The biggest red flag is anyone demanding upfront fees before providing services — that’s illegal under federal law for mortgage relief companies. Other warning signs: pressure to sign over your deed, requests to pay only by wire transfer or payment app, and promises of guaranteed results. Legitimate cash buyers show proof of funds and let you have the contract reviewed by an attorney. Anyone who discourages you from getting independent advice is not looking out for your interests.

The Closing Process

An escrow agent or title attorney coordinates the final steps regardless of whether you’re closing a short sale or a cash deal. They handle notarization of the deed, distribute proceeds to pay off the mortgage balance, settle any property tax arrears or HOA liens, and prepare the Closing Disclosure — the itemized statement of every fee, credit, and charge in the transaction.12Consumer Financial Protection Bureau. What Is a HUD-1 Settlement Statement The older HUD-1 Settlement Statement was replaced by the Closing Disclosure for most mortgage transactions after October 2015, though you may still see it referenced in some short sale contexts. Review every line on the Closing Disclosure against your purchase contract or approval letter before signing.

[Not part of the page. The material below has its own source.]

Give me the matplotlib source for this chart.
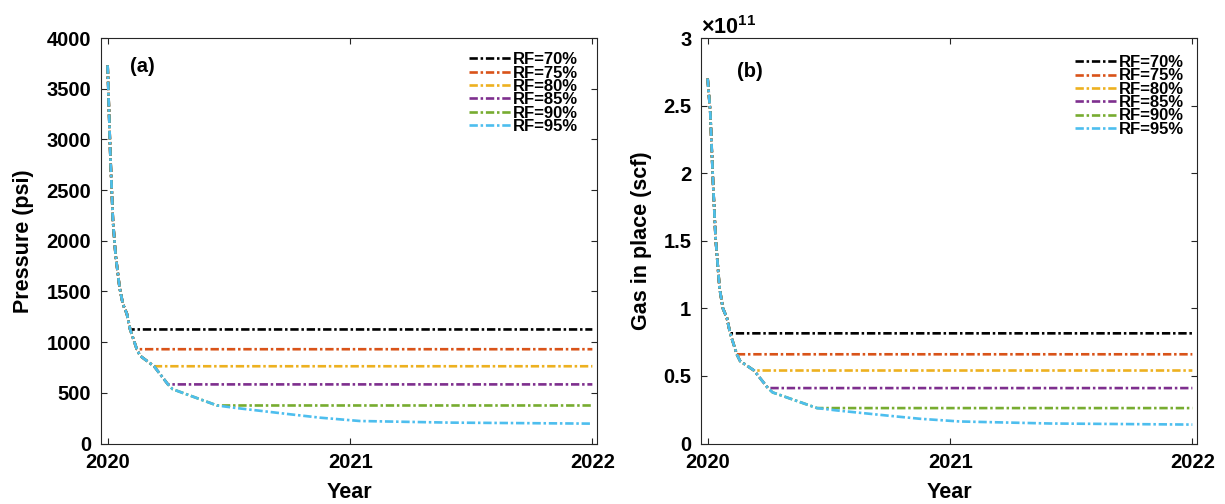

After everyone signs, the escrow agent records the deed with the county. Recording fees vary by jurisdiction but generally run between $125 and $500 depending on document length and local rates. Once recorded, ownership formally transfers and your legal interest in the property ends. Any remaining equity after all debts and fees are settled comes to you by wire transfer or certified check. In a short sale, there’s typically nothing left over — the whole point is that the proceeds weren’t enough to cover the debt.

State transfer taxes or deed stamps apply in most states, ranging from near zero to around 1.4% of the sale price. These come out of the closing proceeds, so factor them into your net calculation. Between transfer taxes, recording fees, title insurance for the buyer, and escrow charges, closing costs on a quick sale still eat into whatever proceeds remain.